TASK INSTRUCTIONS: Give again, word for word, the lines below that run from the line with "Recreate this image" through the line with "rho_label = 'ρ=μ(1+σ)'". Drop the pictures.

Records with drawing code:

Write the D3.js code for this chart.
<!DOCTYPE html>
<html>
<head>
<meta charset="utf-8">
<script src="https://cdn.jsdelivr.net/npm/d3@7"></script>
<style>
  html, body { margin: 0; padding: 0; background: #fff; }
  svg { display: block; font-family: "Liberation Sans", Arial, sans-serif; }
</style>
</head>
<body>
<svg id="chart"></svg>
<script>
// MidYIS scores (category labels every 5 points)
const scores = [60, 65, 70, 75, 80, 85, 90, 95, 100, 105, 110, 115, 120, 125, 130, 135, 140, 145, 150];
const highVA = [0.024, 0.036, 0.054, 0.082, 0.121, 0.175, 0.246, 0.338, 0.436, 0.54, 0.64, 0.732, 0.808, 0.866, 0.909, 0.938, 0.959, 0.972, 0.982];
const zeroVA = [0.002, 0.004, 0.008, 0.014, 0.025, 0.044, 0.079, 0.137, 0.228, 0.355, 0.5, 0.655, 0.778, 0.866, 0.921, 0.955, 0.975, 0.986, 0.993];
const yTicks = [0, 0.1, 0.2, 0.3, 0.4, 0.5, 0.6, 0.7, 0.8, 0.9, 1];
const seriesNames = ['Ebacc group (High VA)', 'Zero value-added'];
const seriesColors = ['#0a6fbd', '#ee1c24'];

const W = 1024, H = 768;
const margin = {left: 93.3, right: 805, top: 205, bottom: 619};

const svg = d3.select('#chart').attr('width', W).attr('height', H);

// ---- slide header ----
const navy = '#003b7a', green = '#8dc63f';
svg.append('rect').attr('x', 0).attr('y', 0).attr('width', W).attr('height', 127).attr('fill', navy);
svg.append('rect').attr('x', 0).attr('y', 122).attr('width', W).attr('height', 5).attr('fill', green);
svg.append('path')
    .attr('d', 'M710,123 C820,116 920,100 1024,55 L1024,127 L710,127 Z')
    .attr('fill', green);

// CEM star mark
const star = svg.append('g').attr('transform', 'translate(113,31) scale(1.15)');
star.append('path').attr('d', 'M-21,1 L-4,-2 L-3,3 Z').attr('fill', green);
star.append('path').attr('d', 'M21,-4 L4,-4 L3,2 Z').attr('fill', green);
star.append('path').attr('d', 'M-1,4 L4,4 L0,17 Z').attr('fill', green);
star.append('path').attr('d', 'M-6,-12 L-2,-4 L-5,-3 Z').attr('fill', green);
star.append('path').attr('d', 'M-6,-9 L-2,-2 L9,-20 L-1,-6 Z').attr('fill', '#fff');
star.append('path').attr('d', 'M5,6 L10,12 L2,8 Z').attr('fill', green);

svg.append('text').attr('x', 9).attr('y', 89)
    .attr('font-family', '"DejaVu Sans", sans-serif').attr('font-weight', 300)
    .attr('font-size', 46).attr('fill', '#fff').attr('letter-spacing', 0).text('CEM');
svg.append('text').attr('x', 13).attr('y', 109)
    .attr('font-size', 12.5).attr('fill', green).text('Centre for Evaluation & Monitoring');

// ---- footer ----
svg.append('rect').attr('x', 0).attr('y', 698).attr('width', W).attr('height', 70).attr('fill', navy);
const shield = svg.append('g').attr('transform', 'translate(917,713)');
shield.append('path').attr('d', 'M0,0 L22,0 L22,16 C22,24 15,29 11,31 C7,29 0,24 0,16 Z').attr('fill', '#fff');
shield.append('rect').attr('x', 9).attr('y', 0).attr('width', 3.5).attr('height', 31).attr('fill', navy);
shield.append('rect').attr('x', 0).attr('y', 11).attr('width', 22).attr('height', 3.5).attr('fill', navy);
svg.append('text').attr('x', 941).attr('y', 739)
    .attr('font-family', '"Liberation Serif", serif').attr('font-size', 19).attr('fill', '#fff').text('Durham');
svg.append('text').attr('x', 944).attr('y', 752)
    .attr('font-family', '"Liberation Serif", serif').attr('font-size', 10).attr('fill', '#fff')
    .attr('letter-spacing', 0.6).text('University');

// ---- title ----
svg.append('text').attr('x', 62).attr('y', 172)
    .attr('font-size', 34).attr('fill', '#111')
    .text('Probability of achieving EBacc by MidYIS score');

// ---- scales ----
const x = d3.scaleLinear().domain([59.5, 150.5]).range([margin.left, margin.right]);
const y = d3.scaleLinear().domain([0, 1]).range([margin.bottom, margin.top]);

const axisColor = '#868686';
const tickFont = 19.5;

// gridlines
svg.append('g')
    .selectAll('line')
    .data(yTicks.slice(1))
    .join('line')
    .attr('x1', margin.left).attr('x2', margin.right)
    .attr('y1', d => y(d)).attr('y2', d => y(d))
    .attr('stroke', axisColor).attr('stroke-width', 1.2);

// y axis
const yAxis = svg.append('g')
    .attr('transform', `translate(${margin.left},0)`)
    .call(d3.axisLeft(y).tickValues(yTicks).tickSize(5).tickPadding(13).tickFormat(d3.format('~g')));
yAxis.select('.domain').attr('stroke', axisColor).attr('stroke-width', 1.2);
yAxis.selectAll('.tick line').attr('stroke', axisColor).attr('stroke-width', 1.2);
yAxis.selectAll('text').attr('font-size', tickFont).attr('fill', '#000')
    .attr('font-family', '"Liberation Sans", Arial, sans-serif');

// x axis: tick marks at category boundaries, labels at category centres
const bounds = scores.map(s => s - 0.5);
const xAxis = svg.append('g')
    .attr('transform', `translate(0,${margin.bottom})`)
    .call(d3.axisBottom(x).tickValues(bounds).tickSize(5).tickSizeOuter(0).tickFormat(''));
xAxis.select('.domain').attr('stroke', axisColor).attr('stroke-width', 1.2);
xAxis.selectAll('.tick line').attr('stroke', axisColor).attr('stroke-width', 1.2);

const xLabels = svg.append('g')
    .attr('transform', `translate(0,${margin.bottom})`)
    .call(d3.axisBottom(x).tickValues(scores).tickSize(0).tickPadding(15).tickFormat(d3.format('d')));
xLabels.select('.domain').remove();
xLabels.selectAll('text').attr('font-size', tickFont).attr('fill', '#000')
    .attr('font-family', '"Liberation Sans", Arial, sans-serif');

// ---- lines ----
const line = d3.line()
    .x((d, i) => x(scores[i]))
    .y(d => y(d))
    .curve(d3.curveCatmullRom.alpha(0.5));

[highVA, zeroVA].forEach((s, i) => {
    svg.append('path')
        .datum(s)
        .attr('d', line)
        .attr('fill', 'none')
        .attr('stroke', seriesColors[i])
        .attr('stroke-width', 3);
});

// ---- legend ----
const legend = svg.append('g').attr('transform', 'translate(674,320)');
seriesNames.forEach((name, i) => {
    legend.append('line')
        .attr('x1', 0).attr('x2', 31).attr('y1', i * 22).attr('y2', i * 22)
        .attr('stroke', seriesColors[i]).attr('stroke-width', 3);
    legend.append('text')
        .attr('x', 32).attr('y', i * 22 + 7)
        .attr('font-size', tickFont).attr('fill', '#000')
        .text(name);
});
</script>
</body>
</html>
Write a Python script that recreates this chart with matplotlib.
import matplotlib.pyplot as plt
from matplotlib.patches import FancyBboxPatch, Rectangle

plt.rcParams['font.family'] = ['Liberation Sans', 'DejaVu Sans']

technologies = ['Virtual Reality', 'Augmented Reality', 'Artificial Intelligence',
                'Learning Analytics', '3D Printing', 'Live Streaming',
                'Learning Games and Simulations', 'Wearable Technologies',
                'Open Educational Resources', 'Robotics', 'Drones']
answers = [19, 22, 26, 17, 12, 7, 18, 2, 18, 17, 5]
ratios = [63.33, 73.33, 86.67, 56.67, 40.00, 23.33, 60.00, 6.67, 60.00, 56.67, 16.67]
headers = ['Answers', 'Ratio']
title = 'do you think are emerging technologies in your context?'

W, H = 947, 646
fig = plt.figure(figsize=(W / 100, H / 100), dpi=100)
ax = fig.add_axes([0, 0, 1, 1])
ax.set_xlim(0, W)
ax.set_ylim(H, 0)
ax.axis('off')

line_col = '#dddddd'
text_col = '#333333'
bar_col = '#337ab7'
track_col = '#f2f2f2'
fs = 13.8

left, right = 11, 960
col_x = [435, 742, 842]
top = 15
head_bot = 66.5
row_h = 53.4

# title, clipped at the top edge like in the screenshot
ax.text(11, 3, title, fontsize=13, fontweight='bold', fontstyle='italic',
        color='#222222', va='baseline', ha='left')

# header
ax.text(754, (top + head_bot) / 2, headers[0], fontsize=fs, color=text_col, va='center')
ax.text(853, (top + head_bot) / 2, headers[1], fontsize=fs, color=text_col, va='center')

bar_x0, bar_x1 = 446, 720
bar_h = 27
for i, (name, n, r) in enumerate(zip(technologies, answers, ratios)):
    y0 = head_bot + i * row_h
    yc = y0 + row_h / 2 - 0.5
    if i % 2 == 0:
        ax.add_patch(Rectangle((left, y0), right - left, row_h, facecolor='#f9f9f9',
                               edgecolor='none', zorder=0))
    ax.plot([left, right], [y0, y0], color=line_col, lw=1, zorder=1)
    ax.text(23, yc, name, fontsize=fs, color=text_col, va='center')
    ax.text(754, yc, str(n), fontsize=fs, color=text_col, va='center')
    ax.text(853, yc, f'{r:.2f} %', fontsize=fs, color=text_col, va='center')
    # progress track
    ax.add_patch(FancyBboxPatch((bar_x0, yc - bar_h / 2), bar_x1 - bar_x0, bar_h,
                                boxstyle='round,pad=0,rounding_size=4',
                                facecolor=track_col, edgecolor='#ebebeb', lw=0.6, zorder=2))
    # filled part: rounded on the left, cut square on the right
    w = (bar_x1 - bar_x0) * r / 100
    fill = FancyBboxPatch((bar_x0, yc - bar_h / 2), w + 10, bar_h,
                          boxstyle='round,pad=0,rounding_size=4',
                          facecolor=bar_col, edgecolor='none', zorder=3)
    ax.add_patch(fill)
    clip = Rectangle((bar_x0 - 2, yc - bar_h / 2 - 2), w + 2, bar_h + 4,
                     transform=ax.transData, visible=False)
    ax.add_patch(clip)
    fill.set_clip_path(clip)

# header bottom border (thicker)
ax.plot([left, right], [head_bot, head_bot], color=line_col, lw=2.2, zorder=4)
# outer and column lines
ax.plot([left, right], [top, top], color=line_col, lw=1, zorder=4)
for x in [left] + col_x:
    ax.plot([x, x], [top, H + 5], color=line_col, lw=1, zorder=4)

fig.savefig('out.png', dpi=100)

* * *

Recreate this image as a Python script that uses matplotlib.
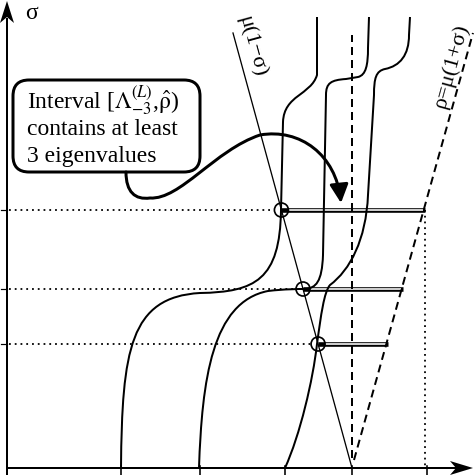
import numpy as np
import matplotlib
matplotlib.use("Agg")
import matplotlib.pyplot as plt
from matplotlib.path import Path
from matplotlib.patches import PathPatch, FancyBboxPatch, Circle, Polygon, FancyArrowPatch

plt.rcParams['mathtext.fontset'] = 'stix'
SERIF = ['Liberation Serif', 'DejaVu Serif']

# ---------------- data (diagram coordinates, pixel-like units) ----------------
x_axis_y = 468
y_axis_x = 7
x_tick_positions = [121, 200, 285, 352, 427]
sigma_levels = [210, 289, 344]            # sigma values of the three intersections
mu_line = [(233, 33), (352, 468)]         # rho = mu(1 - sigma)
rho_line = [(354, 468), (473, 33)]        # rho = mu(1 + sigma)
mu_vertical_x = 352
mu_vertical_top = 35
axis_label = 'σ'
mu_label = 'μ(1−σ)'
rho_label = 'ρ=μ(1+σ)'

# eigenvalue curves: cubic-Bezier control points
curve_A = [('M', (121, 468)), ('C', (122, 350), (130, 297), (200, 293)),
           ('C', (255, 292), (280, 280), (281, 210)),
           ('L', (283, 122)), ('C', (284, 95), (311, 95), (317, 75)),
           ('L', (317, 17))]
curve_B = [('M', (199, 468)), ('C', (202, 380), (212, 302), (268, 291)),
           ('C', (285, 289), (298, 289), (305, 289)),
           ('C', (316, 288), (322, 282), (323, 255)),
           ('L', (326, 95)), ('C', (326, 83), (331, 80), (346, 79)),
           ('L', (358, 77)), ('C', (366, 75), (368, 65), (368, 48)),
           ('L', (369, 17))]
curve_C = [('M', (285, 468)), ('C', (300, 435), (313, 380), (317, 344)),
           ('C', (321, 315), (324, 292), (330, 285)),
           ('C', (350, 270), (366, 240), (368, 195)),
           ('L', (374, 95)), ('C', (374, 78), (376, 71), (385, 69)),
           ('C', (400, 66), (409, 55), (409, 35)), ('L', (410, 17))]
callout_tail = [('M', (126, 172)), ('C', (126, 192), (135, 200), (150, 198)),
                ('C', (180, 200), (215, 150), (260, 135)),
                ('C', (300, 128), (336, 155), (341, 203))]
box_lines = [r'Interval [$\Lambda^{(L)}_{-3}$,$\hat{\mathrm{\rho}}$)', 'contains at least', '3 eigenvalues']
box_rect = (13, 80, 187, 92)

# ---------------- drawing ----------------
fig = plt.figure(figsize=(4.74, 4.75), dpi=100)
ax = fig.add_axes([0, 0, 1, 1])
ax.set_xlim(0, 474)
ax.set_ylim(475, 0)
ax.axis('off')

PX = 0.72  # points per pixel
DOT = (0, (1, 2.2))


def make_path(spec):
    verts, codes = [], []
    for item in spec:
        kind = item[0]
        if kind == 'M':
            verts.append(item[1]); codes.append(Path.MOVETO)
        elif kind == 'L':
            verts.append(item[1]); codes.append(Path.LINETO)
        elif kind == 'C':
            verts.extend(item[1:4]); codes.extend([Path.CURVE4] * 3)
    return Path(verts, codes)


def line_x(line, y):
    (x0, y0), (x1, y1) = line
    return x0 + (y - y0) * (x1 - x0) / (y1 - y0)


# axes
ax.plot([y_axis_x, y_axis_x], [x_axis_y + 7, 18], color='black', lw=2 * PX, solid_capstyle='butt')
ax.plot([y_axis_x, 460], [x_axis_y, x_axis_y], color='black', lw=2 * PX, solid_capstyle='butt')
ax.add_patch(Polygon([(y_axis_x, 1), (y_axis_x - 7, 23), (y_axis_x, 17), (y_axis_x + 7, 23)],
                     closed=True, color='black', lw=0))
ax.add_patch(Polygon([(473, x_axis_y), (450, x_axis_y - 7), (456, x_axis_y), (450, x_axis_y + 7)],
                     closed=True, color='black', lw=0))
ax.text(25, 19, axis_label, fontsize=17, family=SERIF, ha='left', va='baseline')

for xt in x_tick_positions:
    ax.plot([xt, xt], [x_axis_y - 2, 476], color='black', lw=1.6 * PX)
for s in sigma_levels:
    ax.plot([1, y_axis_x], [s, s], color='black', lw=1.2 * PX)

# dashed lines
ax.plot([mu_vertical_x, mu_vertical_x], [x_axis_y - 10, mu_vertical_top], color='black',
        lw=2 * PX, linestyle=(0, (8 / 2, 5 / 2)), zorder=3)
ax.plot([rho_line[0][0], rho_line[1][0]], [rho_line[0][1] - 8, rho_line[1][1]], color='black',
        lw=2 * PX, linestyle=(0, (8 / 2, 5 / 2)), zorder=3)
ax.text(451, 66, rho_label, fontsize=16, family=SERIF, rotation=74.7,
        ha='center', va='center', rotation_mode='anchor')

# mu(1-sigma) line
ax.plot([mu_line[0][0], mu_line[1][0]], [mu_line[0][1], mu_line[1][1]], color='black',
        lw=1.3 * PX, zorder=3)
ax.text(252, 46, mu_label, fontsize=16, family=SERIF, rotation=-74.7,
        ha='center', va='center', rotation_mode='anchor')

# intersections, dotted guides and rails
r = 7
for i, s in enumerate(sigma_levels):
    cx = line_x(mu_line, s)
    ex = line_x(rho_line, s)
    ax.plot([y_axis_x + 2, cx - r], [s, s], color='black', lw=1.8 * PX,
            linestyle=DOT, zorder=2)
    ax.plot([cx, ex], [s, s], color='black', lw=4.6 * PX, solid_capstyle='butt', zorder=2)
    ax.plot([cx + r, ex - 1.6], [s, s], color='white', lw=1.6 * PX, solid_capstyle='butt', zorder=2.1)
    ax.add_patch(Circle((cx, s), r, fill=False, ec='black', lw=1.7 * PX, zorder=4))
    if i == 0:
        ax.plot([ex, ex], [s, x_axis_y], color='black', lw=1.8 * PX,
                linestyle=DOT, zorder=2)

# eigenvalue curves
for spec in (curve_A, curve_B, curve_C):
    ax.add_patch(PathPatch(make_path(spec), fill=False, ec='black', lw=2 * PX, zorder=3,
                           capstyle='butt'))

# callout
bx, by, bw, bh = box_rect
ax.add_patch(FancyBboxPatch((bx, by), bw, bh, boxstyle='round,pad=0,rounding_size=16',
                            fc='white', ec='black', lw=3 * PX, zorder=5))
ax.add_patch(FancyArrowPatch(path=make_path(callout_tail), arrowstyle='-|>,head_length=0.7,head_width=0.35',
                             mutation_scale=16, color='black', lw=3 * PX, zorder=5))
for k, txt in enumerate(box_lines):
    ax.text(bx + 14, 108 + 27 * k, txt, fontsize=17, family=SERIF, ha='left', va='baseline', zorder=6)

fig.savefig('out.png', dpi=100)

---

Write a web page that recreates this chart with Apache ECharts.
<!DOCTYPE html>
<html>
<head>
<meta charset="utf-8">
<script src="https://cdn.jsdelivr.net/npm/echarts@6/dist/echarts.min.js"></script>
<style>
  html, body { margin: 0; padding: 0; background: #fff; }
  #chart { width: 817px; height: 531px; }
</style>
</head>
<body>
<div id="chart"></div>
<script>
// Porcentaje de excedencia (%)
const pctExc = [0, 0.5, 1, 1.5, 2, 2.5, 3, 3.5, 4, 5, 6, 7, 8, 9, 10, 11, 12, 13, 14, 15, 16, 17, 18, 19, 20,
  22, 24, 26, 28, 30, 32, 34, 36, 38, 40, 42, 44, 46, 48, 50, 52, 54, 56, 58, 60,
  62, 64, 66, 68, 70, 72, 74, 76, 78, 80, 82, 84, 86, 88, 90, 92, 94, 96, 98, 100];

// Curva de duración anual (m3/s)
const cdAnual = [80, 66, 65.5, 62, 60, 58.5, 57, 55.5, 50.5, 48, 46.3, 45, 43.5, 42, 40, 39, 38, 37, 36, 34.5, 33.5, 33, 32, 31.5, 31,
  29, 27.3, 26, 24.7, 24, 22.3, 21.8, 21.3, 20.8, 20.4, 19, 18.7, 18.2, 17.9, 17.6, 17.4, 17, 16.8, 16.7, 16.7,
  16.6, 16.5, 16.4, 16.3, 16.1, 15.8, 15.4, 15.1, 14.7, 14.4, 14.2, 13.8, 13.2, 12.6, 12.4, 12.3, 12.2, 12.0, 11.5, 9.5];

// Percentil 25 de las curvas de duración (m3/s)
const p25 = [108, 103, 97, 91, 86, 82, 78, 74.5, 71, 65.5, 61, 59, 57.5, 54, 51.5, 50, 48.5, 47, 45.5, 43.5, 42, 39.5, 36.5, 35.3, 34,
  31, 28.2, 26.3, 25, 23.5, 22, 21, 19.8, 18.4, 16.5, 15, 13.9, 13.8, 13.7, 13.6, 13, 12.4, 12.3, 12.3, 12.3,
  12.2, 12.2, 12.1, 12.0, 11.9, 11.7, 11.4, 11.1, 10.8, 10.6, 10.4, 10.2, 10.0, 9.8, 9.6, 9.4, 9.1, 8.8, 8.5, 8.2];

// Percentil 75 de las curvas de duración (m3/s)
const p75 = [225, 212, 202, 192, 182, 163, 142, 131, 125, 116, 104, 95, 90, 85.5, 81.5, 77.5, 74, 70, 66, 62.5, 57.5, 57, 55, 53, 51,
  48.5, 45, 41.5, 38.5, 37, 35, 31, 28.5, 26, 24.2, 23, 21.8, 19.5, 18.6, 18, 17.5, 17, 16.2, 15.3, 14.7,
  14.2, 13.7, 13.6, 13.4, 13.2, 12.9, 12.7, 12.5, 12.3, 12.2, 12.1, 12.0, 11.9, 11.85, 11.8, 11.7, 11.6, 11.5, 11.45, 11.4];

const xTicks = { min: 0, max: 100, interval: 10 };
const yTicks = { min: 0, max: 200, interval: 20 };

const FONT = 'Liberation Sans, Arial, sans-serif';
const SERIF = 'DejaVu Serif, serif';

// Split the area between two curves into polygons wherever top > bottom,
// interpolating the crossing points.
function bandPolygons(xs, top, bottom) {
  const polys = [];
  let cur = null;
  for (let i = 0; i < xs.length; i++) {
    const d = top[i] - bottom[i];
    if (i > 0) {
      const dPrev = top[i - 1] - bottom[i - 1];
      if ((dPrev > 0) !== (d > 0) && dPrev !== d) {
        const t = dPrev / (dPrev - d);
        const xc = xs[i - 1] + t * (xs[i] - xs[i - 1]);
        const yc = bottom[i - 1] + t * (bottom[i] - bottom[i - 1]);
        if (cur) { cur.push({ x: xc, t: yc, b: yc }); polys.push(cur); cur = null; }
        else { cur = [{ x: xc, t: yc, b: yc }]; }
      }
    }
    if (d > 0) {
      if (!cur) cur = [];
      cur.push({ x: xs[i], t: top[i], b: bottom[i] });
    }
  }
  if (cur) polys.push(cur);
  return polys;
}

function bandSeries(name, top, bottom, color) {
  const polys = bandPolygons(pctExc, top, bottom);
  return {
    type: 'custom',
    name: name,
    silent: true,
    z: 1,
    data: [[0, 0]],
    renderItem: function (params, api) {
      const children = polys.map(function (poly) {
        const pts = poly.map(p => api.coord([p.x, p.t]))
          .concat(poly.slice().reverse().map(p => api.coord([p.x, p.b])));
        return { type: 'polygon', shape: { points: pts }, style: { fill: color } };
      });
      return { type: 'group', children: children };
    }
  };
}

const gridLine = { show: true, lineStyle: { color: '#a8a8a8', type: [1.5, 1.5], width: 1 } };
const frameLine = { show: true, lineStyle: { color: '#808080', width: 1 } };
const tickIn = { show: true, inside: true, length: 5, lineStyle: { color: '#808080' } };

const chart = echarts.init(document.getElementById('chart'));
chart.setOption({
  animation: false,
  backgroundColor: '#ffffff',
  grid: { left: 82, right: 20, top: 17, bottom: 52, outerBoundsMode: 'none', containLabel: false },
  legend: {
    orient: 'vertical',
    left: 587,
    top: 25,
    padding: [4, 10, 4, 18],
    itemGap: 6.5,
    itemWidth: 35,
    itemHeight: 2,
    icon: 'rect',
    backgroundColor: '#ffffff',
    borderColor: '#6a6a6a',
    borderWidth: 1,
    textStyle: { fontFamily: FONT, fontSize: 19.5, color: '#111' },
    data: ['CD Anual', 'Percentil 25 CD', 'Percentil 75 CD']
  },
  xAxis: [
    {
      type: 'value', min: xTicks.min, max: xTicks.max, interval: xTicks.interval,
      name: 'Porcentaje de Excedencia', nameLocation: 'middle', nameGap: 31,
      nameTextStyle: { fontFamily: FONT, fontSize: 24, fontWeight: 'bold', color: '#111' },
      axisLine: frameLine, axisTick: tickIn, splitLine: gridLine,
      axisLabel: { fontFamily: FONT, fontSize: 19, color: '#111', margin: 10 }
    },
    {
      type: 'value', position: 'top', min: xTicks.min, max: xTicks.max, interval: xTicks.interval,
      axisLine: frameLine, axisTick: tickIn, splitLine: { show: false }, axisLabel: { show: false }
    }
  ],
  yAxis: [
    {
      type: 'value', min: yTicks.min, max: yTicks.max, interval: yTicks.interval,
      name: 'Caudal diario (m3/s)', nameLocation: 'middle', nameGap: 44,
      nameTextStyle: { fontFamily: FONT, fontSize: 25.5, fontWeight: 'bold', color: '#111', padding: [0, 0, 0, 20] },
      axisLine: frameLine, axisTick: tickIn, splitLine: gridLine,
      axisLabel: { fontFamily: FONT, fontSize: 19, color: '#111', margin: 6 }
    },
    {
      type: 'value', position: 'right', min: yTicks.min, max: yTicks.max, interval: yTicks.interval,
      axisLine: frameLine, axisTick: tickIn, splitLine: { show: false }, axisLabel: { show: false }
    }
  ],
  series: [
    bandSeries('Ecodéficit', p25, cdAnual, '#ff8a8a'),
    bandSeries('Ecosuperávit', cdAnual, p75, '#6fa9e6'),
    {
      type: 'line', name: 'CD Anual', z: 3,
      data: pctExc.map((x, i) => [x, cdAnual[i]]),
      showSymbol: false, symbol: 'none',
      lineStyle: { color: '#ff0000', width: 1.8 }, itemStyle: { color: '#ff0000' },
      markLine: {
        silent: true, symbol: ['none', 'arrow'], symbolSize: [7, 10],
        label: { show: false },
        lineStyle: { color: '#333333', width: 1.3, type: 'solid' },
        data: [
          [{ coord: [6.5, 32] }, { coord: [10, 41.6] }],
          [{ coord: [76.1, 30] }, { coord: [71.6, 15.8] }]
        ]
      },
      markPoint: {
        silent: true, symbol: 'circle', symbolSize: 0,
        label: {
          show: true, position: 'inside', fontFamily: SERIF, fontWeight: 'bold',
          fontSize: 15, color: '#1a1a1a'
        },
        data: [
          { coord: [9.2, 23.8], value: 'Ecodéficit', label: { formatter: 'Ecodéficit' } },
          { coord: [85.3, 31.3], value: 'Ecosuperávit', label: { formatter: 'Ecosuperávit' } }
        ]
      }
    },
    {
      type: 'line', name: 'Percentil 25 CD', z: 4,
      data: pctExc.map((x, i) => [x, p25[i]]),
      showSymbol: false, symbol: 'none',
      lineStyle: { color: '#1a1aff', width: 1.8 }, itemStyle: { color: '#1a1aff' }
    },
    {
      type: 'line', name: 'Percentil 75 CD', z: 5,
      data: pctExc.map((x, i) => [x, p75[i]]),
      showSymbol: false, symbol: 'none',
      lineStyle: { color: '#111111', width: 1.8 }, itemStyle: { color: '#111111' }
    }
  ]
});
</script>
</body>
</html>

ANSWER BELOW:
Recreate this image as a Python script that uses matplotlib.
import numpy as np
import matplotlib
matplotlib.use("Agg")
import matplotlib.pyplot as plt
from matplotlib.path import Path
from matplotlib.patches import PathPatch, FancyBboxPatch, Circle, Polygon, FancyArrowPatch

plt.rcParams['mathtext.fontset'] = 'stix'
SERIF = ['Liberation Serif', 'DejaVu Serif']

# ---------------- data (diagram coordinates, pixel-like units) ----------------
x_axis_y = 468
y_axis_x = 7
x_tick_positions = [121, 200, 285, 352, 427]
sigma_levels = [210, 289, 344]            # sigma values of the three intersections
mu_line = [(233, 33), (352, 468)]         # rho = mu(1 - sigma)
rho_line = [(354, 468), (473, 33)]        # rho = mu(1 + sigma)
mu_vertical_x = 352
mu_vertical_top = 35
axis_label = 'σ'
mu_label = 'μ(1−σ)'
rho_label = 'ρ=μ(1+σ)'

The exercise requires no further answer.